— Begin —

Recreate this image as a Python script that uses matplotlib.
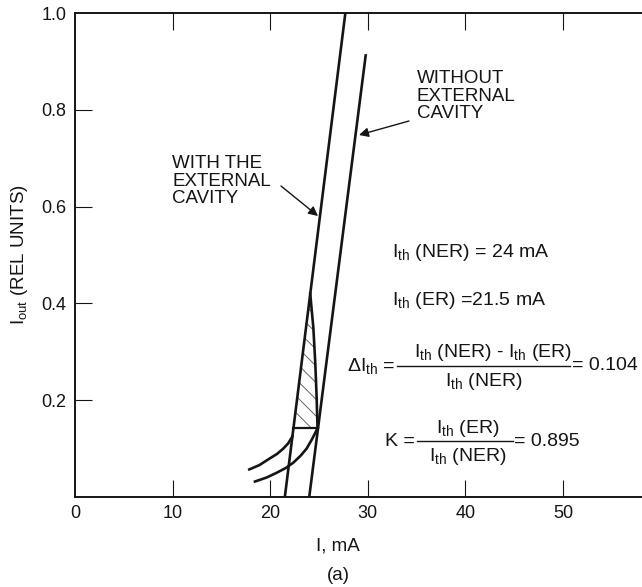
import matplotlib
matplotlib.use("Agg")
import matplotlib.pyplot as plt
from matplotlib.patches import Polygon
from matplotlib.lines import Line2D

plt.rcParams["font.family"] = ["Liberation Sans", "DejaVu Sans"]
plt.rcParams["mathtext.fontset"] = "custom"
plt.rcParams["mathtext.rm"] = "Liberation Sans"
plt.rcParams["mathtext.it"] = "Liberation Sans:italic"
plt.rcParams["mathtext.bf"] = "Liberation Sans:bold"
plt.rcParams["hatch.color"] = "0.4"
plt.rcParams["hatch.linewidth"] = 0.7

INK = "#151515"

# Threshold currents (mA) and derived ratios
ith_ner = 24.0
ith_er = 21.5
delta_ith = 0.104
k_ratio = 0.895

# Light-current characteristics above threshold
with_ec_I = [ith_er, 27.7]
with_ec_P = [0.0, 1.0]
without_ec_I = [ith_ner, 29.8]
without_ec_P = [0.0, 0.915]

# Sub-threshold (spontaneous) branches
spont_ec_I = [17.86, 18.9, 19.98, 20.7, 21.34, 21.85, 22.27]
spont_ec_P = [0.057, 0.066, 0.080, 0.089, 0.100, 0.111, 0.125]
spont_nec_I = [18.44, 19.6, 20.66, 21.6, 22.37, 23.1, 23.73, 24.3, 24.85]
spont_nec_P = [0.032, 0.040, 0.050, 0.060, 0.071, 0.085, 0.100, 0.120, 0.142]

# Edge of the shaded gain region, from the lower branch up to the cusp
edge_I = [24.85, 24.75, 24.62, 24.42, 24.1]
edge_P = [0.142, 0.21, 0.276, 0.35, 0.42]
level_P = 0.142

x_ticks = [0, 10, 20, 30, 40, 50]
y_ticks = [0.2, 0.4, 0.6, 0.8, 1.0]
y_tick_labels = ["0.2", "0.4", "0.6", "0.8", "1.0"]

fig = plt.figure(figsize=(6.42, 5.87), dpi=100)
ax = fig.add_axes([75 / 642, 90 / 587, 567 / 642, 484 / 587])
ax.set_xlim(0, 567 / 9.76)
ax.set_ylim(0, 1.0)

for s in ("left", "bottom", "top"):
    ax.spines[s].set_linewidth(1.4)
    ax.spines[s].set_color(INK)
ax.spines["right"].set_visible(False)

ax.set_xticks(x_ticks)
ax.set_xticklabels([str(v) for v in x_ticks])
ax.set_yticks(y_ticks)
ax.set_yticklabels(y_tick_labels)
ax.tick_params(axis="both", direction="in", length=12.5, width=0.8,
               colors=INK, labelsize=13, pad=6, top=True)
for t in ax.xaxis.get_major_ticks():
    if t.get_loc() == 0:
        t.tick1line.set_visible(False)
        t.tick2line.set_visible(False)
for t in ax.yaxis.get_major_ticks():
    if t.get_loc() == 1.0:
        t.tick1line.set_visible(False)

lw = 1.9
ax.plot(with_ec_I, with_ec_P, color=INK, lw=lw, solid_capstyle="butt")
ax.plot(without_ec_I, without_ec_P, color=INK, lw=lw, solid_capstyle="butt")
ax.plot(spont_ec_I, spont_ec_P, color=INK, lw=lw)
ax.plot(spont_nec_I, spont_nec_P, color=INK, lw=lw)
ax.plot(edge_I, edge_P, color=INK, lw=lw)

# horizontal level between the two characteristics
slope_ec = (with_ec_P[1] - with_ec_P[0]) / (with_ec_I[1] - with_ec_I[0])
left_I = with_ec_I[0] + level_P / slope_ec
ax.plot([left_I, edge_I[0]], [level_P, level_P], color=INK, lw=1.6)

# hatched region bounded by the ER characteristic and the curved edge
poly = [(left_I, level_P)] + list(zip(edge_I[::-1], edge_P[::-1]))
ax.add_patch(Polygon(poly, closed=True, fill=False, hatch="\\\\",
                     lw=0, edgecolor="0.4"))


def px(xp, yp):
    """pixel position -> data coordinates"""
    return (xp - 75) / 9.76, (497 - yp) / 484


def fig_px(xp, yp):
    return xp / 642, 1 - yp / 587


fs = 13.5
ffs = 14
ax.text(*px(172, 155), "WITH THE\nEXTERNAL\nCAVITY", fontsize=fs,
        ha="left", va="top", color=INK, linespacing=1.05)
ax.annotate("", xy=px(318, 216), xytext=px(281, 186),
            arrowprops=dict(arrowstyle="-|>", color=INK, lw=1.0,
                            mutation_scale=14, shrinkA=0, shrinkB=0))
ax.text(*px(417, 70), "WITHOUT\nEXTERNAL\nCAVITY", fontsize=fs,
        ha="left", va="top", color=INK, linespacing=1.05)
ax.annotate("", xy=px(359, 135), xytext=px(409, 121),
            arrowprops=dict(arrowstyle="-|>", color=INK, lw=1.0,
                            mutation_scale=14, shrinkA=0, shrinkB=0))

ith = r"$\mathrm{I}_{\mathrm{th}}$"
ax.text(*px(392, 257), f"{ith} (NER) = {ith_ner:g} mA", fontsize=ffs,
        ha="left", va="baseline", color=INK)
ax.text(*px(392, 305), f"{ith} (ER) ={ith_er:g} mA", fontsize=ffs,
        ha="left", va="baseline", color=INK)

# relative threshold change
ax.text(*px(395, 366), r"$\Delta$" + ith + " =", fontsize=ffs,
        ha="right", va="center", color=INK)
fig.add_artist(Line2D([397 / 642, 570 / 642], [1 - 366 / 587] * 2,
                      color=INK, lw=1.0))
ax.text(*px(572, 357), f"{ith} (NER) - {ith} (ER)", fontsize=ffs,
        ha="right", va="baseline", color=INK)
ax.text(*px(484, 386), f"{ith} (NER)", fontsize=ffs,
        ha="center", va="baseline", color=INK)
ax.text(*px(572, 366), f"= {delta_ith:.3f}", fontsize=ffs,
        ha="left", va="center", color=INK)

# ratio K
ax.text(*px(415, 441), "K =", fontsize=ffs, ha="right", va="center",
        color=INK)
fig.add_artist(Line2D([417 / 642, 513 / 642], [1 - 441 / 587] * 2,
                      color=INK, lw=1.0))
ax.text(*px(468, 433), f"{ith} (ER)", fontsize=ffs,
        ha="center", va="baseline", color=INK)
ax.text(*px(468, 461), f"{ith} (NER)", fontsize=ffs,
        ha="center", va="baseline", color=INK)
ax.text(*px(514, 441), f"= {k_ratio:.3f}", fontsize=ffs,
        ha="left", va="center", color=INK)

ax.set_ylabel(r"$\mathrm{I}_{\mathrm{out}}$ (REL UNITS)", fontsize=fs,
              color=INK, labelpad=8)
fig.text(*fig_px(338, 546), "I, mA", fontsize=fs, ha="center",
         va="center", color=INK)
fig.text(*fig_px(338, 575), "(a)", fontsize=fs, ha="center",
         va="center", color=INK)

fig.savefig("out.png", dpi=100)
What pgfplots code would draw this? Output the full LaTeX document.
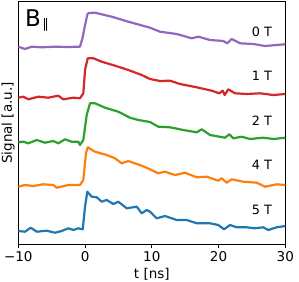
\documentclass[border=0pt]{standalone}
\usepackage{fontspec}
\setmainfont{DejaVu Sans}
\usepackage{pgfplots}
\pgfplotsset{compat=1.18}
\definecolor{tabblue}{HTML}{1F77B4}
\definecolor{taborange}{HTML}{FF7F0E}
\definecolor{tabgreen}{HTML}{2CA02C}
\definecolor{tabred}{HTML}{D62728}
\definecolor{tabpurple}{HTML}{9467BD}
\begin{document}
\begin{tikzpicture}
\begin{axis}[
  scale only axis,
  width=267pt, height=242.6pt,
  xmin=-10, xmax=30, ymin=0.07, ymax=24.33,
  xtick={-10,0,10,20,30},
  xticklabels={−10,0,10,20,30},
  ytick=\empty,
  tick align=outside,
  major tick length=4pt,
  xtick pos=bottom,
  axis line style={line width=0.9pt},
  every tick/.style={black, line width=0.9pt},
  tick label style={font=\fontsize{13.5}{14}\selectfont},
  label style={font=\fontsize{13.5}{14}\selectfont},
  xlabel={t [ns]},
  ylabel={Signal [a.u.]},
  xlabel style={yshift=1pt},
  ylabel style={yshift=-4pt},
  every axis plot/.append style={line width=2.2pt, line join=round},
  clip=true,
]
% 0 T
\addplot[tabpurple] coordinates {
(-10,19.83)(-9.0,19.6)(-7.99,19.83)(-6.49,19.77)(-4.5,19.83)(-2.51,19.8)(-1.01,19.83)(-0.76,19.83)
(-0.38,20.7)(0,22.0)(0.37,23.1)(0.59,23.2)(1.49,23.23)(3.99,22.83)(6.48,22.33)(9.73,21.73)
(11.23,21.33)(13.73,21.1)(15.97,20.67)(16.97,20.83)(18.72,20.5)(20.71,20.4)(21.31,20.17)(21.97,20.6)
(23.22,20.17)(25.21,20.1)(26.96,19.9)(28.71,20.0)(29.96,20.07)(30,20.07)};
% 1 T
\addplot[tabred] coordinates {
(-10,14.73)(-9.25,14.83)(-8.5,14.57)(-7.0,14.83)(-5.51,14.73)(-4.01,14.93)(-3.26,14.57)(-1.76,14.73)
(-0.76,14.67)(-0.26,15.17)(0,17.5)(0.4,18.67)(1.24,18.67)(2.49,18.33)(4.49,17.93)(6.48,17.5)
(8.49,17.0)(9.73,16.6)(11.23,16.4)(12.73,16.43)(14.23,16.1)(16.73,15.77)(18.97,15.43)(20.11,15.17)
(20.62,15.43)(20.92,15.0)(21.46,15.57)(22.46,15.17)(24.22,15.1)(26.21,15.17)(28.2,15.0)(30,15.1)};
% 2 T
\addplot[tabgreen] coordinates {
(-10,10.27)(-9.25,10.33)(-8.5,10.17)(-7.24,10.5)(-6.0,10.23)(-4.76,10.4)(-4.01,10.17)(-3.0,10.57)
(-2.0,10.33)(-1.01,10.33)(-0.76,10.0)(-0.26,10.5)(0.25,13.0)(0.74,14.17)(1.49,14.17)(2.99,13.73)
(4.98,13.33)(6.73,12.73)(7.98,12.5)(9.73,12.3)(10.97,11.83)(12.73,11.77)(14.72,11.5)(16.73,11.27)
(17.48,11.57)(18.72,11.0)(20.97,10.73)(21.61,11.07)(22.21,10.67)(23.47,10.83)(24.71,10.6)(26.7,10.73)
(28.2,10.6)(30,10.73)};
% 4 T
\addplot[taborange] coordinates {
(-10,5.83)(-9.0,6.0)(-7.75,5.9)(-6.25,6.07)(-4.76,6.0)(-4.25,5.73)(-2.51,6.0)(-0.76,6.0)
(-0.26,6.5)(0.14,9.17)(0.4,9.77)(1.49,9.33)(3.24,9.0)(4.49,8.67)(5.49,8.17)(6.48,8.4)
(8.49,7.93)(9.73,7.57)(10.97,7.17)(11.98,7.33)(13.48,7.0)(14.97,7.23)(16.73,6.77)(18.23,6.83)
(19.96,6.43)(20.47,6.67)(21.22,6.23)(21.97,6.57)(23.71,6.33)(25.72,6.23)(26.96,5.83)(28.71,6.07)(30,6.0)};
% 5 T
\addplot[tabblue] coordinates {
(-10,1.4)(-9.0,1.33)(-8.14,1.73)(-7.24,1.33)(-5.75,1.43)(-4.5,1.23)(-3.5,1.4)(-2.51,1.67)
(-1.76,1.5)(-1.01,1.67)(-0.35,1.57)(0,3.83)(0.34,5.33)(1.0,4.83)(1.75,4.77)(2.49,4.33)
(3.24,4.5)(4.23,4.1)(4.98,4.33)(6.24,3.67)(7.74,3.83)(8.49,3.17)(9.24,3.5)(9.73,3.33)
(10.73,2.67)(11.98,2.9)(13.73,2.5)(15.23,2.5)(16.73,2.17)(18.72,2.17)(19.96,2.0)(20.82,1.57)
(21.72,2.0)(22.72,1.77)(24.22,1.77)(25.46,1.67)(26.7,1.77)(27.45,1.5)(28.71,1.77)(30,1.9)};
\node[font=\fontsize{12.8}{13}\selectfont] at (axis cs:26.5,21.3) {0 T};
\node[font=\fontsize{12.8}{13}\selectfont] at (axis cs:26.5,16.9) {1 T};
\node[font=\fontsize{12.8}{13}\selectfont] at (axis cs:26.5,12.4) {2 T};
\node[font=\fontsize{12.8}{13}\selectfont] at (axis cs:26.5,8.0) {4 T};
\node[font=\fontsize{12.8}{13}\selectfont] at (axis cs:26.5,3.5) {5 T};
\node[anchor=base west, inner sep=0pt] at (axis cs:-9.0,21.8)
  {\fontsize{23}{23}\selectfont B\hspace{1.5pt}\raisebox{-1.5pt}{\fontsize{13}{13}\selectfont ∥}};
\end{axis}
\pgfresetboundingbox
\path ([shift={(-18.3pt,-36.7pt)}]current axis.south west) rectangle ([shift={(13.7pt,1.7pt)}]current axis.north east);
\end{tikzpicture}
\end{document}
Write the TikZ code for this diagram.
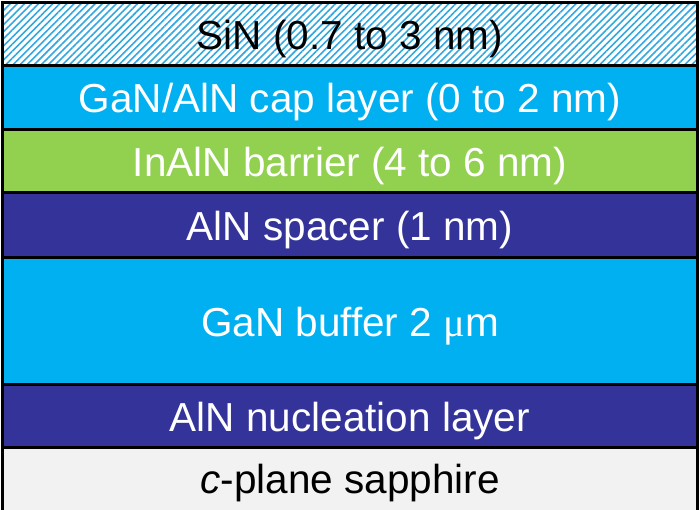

— End —

For the data above, state how many lines contain "matplotlib"; the number is the whole answer.

Exercise result — 6